## WORK TO BE COMPLETED
Quote all of the data that follows exactly as written, skipping the images.

## PROVIDED DATA
**********
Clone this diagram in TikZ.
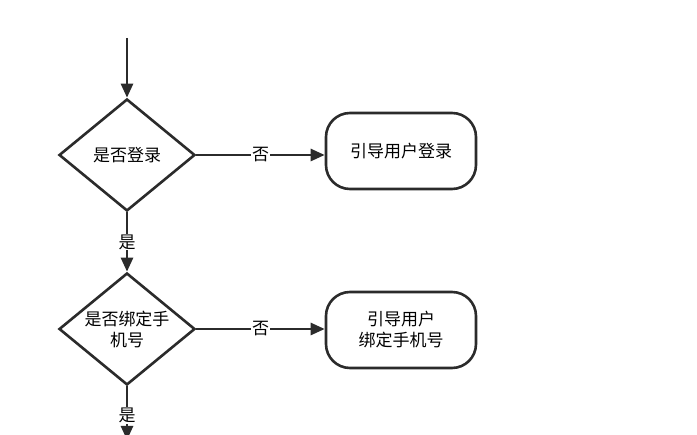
\documentclass[tikz,border=0pt]{standalone}
\usepackage{fontspec}
\setmainfont{Noto Sans CJK SC}
\usetikzlibrary{arrows.meta,shapes.geometric,positioning}
\definecolor{lineGray}{HTML}{2b2b2b}

\begin{document}
\begin{tikzpicture}[x=1pt, y=1pt, -{Triangle[length=14pt,width=12pt]}, line width=2.6pt, draw=lineGray,
        font=\fontsize{17}{21}\selectfont]
        \tikzset{
           decision/.style={
                        diamond,
                        aspect=1.22,
                        draw=lineGray,
                        line width=2.6pt,
                        fill=white,
                        inner sep=0pt,
                        minimum width=136pt,
                        minimum height=112pt,
                        align=center,
                        text=black
                       },
           terminal/.style={
                        rectangle,
                        rounded corners=24pt,
                        draw=lineGray,
                        line width=2.6pt,
                        fill=white,
                        minimum width=150pt,
                        minimum height=76pt,
                        align=center,
                        text=black
                       },
           answer/.style={
                        fill=white,
                        inner sep=1pt,
                        text=black
                       },
                 };
        \useasboundingbox (0,0) rectangle (697,-435);
    %--------------------
        \coordinate (start) at (127,-38);
        \node[decision] (loginCheck)  at (127,-155) {是否登录};
        \node[terminal] (guideLogin)  at (401,-151) {引导用户登录};

        \node[decision] (phoneCheck)  at (127,-329) {是否绑定手\\机号};
        \node[terminal] (guidePhone)  at (401,-330) {引导用户\\绑定手机号};
        \coordinate (finish) at (127,-440);
    %--------------------
        \draw (start)      -- (loginCheck);
        \draw (loginCheck) -- node[answer] {否} (loginCheck -| guideLogin.west);
        \draw (loginCheck) -- node[answer] {是} (phoneCheck);
        \draw (phoneCheck) -- node[answer] {否} (phoneCheck -| guidePhone.west);
        \draw (phoneCheck) -- node[answer, pos=0.55] {是} (finish);
\end{tikzpicture}
\end{document}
**********
## WRITTEN SOLUTION
Clone this diagram in TikZ.
\documentclass[tikz,border=0pt]{standalone}
\usepackage{fontspec}
\setmainfont{Noto Sans CJK SC}
\usetikzlibrary{arrows.meta,shapes.geometric,positioning}
\definecolor{lineGray}{HTML}{2b2b2b}

\begin{document}
\begin{tikzpicture}[x=1pt, y=1pt, -{Triangle[length=14pt,width=12pt]}, line width=2.6pt, draw=lineGray,
        font=\fontsize{17}{21}\selectfont]
        \tikzset{
           decision/.style={
                        diamond,
                        aspect=1.22,
                        draw=lineGray,
                        line width=2.6pt,
                        fill=white,
                        inner sep=0pt,
                        minimum width=136pt,
                        minimum height=112pt,
                        align=center,
                        text=black
                       },
           terminal/.style={
                        rectangle,
                        rounded corners=24pt,
                        draw=lineGray,
                        line width=2.6pt,
                        fill=white,
                        minimum width=150pt,
                        minimum height=76pt,
                        align=center,
                        text=black
                       },
           answer/.style={
                        fill=white,
                        inner sep=1pt,
                        text=black
                       },
                 };
        \useasboundingbox (0,0) rectangle (697,-435);
    %--------------------
        \coordinate (start) at (127,-38);
        \node[decision] (loginCheck)  at (127,-155) {是否登录};
        \node[terminal] (guideLogin)  at (401,-151) {引导用户登录};

        \node[decision] (phoneCheck)  at (127,-329) {是否绑定手\\机号};
        \node[terminal] (guidePhone)  at (401,-330) {引导用户\\绑定手机号};
        \coordinate (finish) at (127,-440);
    %--------------------
        \draw (start)      -- (loginCheck);
        \draw (loginCheck) -- node[answer] {否} (loginCheck -| guideLogin.west);
        \draw (loginCheck) -- node[answer] {是} (phoneCheck);
        \draw (phoneCheck) -- node[answer] {否} (phoneCheck -| guidePhone.west);
        \draw (phoneCheck) -- node[answer, pos=0.55] {是} (finish);
\end{tikzpicture}
\end{document}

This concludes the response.